— Start Stored records —
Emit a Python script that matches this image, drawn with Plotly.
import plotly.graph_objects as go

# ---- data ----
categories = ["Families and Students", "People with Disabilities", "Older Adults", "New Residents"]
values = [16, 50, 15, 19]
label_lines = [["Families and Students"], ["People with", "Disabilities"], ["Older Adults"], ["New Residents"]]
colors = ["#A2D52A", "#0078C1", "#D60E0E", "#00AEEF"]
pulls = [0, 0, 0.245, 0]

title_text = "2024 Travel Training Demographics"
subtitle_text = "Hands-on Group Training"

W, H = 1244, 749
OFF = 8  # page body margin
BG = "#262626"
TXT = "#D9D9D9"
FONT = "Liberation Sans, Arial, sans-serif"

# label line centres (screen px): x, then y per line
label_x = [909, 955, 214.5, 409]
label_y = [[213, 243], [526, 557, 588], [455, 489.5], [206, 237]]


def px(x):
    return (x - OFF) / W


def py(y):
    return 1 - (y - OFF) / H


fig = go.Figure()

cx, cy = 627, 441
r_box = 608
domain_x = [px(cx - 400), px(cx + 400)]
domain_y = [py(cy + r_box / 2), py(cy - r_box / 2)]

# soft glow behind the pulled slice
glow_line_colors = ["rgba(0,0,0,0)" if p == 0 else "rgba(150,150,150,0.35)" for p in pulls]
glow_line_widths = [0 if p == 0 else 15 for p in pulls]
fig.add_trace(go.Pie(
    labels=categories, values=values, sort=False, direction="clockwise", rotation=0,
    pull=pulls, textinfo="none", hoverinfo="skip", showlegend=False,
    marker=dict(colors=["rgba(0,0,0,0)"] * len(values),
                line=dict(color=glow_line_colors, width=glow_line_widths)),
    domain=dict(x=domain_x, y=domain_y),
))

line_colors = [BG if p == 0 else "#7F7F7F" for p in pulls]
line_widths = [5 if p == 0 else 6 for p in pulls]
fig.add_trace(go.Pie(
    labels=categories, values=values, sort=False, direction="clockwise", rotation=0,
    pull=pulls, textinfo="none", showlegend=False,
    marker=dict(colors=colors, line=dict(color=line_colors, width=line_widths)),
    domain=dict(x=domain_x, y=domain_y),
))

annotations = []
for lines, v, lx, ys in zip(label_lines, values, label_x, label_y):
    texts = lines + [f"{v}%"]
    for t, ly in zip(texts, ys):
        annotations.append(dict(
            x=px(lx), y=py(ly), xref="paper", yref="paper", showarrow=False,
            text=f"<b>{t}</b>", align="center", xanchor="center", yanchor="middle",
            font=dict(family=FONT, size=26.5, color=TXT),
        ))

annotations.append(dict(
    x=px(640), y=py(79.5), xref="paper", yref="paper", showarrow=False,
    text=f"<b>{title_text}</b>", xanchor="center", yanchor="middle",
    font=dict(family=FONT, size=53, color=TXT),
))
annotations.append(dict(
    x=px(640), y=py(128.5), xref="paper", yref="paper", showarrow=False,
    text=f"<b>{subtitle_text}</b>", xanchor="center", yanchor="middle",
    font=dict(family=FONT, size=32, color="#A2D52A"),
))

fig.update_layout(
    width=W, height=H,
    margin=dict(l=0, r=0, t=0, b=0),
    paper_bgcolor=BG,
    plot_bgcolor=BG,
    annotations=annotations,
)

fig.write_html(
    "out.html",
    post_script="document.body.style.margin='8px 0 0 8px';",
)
— End Stored records —
— Start Stored records —
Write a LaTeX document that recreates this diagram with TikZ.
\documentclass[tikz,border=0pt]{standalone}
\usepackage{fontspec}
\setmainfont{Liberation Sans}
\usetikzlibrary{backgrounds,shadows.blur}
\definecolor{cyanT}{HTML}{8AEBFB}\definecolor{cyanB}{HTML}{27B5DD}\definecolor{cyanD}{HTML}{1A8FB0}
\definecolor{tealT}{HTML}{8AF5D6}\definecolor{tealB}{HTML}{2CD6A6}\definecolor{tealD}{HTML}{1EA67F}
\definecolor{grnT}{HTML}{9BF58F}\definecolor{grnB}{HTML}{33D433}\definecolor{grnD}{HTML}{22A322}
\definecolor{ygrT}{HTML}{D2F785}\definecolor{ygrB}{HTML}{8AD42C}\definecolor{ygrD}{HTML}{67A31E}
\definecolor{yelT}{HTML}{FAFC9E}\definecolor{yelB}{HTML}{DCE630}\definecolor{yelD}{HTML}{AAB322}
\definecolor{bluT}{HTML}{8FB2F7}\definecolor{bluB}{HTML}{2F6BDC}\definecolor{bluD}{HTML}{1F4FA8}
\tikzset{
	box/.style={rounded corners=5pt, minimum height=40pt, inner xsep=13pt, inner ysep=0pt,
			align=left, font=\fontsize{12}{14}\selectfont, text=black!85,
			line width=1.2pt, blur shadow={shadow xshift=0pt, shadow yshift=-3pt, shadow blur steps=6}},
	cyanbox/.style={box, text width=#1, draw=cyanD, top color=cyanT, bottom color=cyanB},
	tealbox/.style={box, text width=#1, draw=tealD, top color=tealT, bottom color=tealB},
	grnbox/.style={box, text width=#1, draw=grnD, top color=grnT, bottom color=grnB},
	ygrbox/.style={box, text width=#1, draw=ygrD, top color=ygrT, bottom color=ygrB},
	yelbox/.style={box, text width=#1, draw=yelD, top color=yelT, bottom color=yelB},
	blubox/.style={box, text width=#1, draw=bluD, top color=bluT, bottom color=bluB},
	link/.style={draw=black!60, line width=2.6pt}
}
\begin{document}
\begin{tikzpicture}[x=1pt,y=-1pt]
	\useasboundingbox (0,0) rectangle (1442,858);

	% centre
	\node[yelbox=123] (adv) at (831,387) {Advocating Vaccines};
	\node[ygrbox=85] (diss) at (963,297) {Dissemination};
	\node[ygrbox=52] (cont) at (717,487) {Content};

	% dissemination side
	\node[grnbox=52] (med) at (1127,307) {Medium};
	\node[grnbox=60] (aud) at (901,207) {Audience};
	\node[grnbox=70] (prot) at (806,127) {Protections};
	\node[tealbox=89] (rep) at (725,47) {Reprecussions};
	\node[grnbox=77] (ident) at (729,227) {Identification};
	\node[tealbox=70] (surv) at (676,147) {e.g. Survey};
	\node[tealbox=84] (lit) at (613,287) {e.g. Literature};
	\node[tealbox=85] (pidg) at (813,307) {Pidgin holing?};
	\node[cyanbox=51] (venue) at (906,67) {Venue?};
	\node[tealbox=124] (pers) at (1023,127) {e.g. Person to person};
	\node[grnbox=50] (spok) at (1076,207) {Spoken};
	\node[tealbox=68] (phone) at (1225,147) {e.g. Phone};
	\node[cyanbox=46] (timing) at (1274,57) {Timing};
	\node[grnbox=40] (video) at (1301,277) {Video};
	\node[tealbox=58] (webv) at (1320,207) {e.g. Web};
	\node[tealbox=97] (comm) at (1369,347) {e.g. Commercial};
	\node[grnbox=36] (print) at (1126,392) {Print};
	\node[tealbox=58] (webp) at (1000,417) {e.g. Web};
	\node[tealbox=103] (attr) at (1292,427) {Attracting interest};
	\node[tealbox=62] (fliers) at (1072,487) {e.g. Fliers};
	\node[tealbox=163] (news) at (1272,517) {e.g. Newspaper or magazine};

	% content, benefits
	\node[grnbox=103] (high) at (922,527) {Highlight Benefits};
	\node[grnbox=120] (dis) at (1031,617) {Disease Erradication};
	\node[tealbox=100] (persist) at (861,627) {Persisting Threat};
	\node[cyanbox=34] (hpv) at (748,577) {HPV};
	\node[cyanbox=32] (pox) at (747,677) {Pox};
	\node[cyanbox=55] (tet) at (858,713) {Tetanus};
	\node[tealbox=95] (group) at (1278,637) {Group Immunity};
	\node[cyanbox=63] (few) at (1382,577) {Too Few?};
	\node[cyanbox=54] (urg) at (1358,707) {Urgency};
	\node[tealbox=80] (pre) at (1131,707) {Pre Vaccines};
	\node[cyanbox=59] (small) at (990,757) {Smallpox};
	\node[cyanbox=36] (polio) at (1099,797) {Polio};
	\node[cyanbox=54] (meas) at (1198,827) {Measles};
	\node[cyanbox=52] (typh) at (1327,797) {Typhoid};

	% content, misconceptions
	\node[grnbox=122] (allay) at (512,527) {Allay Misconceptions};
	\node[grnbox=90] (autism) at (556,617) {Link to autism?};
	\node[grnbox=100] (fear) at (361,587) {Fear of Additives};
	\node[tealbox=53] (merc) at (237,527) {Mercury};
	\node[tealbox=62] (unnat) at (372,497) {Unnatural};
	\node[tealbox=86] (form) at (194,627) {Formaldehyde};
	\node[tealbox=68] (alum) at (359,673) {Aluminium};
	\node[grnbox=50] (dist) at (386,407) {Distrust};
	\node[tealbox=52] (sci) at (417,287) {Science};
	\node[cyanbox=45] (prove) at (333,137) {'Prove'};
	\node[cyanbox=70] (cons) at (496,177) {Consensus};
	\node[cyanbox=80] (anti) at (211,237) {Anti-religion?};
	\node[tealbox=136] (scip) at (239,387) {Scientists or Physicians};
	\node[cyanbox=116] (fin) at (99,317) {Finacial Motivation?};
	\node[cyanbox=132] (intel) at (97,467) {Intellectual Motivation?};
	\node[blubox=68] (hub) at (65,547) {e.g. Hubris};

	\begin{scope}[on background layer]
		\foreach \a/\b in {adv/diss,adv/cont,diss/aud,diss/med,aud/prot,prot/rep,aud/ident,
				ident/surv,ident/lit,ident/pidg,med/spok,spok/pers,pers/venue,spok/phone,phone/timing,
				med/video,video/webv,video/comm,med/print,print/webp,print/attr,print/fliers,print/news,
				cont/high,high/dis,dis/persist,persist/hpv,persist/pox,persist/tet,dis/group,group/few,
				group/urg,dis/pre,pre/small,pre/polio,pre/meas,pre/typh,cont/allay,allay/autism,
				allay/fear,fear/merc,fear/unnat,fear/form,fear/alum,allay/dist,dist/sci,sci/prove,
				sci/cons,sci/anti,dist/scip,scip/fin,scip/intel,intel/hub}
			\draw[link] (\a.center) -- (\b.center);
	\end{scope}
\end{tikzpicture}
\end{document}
— End Stored records —
The request: Write down exactly the span of lines above from the one containing "Write a LaTeX" to the one containing "(0,0) rectangle (1442,858);", both ends included.

The response:
Write a LaTeX document that recreates this diagram with TikZ.
\documentclass[tikz,border=0pt]{standalone}
\usepackage{fontspec}
\setmainfont{Liberation Sans}
\usetikzlibrary{backgrounds,shadows.blur}
\definecolor{cyanT}{HTML}{8AEBFB}\definecolor{cyanB}{HTML}{27B5DD}\definecolor{cyanD}{HTML}{1A8FB0}
\definecolor{tealT}{HTML}{8AF5D6}\definecolor{tealB}{HTML}{2CD6A6}\definecolor{tealD}{HTML}{1EA67F}
\definecolor{grnT}{HTML}{9BF58F}\definecolor{grnB}{HTML}{33D433}\definecolor{grnD}{HTML}{22A322}
\definecolor{ygrT}{HTML}{D2F785}\definecolor{ygrB}{HTML}{8AD42C}\definecolor{ygrD}{HTML}{67A31E}
\definecolor{yelT}{HTML}{FAFC9E}\definecolor{yelB}{HTML}{DCE630}\definecolor{yelD}{HTML}{AAB322}
\definecolor{bluT}{HTML}{8FB2F7}\definecolor{bluB}{HTML}{2F6BDC}\definecolor{bluD}{HTML}{1F4FA8}
\tikzset{
	box/.style={rounded corners=5pt, minimum height=40pt, inner xsep=13pt, inner ysep=0pt,
			align=left, font=\fontsize{12}{14}\selectfont, text=black!85,
			line width=1.2pt, blur shadow={shadow xshift=0pt, shadow yshift=-3pt, shadow blur steps=6}},
	cyanbox/.style={box, text width=#1, draw=cyanD, top color=cyanT, bottom color=cyanB},
	tealbox/.style={box, text width=#1, draw=tealD, top color=tealT, bottom color=tealB},
	grnbox/.style={box, text width=#1, draw=grnD, top color=grnT, bottom color=grnB},
	ygrbox/.style={box, text width=#1, draw=ygrD, top color=ygrT, bottom color=ygrB},
	yelbox/.style={box, text width=#1, draw=yelD, top color=yelT, bottom color=yelB},
	blubox/.style={box, text width=#1, draw=bluD, top color=bluT, bottom color=bluB},
	link/.style={draw=black!60, line width=2.6pt}
}
\begin{document}
\begin{tikzpicture}[x=1pt,y=-1pt]
	\useasboundingbox (0,0) rectangle (1442,858);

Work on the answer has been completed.